Skip the pictures and extract all of the lines exactly as written.

================================

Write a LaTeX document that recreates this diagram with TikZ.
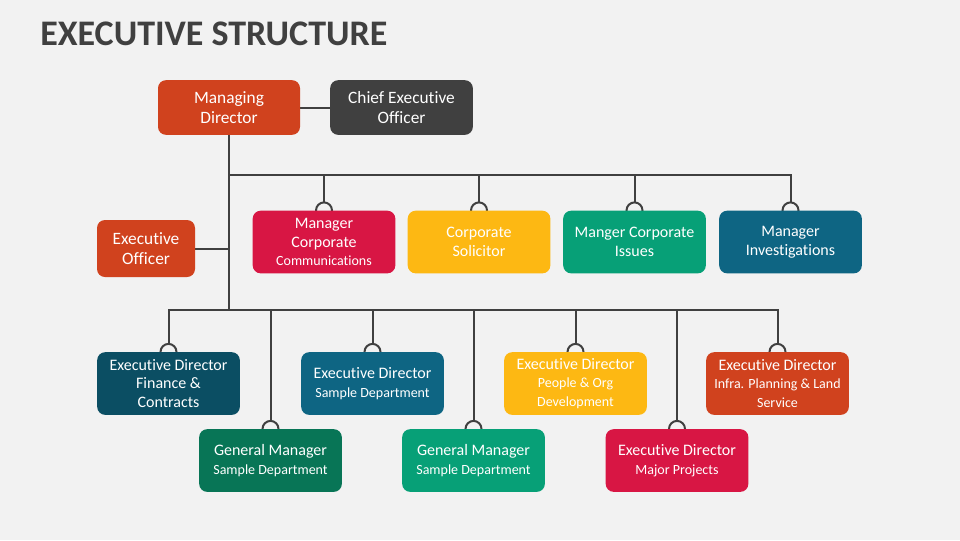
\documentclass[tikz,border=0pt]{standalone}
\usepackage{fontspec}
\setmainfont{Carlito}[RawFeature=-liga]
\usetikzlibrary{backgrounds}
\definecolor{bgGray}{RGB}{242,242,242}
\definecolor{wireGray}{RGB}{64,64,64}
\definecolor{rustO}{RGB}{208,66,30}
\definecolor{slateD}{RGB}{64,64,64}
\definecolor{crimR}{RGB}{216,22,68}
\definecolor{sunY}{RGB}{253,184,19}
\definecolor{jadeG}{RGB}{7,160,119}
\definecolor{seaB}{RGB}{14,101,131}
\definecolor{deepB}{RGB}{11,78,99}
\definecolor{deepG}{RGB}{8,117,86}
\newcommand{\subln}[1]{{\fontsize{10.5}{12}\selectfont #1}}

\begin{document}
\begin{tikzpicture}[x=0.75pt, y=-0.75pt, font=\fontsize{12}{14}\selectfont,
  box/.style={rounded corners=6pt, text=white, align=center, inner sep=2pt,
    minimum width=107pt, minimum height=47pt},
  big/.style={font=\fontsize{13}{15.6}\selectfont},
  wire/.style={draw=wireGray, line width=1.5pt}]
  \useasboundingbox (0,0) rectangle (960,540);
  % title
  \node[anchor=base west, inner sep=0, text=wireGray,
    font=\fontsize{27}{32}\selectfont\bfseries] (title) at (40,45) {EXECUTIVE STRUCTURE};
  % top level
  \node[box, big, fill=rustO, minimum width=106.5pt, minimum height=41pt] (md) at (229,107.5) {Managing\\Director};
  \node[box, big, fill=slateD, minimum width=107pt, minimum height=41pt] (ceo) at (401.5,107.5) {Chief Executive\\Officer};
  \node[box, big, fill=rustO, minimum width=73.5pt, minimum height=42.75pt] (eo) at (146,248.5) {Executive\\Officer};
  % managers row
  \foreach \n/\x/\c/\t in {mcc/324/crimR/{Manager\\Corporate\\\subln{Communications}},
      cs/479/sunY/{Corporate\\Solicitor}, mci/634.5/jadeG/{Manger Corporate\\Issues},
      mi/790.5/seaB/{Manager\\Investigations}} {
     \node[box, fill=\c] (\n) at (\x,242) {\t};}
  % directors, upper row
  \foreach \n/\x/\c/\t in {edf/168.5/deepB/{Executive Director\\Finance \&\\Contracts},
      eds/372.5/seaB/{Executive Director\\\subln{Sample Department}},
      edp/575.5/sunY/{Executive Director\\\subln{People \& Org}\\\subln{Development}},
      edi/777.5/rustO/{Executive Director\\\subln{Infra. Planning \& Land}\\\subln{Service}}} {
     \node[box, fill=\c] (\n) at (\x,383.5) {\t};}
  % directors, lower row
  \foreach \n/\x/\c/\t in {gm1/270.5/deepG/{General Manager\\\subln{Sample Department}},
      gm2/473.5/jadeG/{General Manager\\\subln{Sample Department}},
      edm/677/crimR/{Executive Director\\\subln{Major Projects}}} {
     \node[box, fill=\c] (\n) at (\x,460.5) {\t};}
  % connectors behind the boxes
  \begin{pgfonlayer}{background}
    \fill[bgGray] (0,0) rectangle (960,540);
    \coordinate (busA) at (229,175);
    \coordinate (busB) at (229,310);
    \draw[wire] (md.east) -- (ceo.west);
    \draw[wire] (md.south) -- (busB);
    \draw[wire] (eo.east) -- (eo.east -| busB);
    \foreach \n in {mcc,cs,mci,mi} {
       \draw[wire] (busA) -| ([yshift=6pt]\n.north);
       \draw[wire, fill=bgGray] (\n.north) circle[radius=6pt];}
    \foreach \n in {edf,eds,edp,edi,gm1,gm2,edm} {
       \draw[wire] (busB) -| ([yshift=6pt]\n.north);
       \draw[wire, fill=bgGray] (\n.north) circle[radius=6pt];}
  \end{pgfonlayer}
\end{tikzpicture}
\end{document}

================================

> FULL ANSWER
Write a LaTeX document that recreates this diagram with TikZ.
\documentclass[tikz,border=0pt]{standalone}
\usepackage{fontspec}
\setmainfont{Carlito}[RawFeature=-liga]
\usetikzlibrary{backgrounds}
\definecolor{bgGray}{RGB}{242,242,242}
\definecolor{wireGray}{RGB}{64,64,64}
\definecolor{rustO}{RGB}{208,66,30}
\definecolor{slateD}{RGB}{64,64,64}
\definecolor{crimR}{RGB}{216,22,68}
\definecolor{sunY}{RGB}{253,184,19}
\definecolor{jadeG}{RGB}{7,160,119}
\definecolor{seaB}{RGB}{14,101,131}
\definecolor{deepB}{RGB}{11,78,99}
\definecolor{deepG}{RGB}{8,117,86}
\newcommand{\subln}[1]{{\fontsize{10.5}{12}\selectfont #1}}

\begin{document}
\begin{tikzpicture}[x=0.75pt, y=-0.75pt, font=\fontsize{12}{14}\selectfont,
  box/.style={rounded corners=6pt, text=white, align=center, inner sep=2pt,
    minimum width=107pt, minimum height=47pt},
  big/.style={font=\fontsize{13}{15.6}\selectfont},
  wire/.style={draw=wireGray, line width=1.5pt}]
  \useasboundingbox (0,0) rectangle (960,540);
  % title
  \node[anchor=base west, inner sep=0, text=wireGray,
    font=\fontsize{27}{32}\selectfont\bfseries] (title) at (40,45) {EXECUTIVE STRUCTURE};
  % top level
  \node[box, big, fill=rustO, minimum width=106.5pt, minimum height=41pt] (md) at (229,107.5) {Managing\\Director};
  \node[box, big, fill=slateD, minimum width=107pt, minimum height=41pt] (ceo) at (401.5,107.5) {Chief Executive\\Officer};
  \node[box, big, fill=rustO, minimum width=73.5pt, minimum height=42.75pt] (eo) at (146,248.5) {Executive\\Officer};
  % managers row
  \foreach \n/\x/\c/\t in {mcc/324/crimR/{Manager\\Corporate\\\subln{Communications}},
      cs/479/sunY/{Corporate\\Solicitor}, mci/634.5/jadeG/{Manger Corporate\\Issues},
      mi/790.5/seaB/{Manager\\Investigations}} {
     \node[box, fill=\c] (\n) at (\x,242) {\t};}
  % directors, upper row
  \foreach \n/\x/\c/\t in {edf/168.5/deepB/{Executive Director\\Finance \&\\Contracts},
      eds/372.5/seaB/{Executive Director\\\subln{Sample Department}},
      edp/575.5/sunY/{Executive Director\\\subln{People \& Org}\\\subln{Development}},
      edi/777.5/rustO/{Executive Director\\\subln{Infra. Planning \& Land}\\\subln{Service}}} {
     \node[box, fill=\c] (\n) at (\x,383.5) {\t};}
  % directors, lower row
  \foreach \n/\x/\c/\t in {gm1/270.5/deepG/{General Manager\\\subln{Sample Department}},
      gm2/473.5/jadeG/{General Manager\\\subln{Sample Department}},
      edm/677/crimR/{Executive Director\\\subln{Major Projects}}} {
     \node[box, fill=\c] (\n) at (\x,460.5) {\t};}
  % connectors behind the boxes
  \begin{pgfonlayer}{background}
    \fill[bgGray] (0,0) rectangle (960,540);
    \coordinate (busA) at (229,175);
    \coordinate (busB) at (229,310);
    \draw[wire] (md.east) -- (ceo.west);
    \draw[wire] (md.south) -- (busB);
    \draw[wire] (eo.east) -- (eo.east -| busB);
    \foreach \n in {mcc,cs,mci,mi} {
       \draw[wire] (busA) -| ([yshift=6pt]\n.north);
       \draw[wire, fill=bgGray] (\n.north) circle[radius=6pt];}
    \foreach \n in {edf,eds,edp,edi,gm1,gm2,edm} {
       \draw[wire] (busB) -| ([yshift=6pt]\n.north);
       \draw[wire, fill=bgGray] (\n.north) circle[radius=6pt];}
  \end{pgfonlayer}
\end{tikzpicture}
\end{document}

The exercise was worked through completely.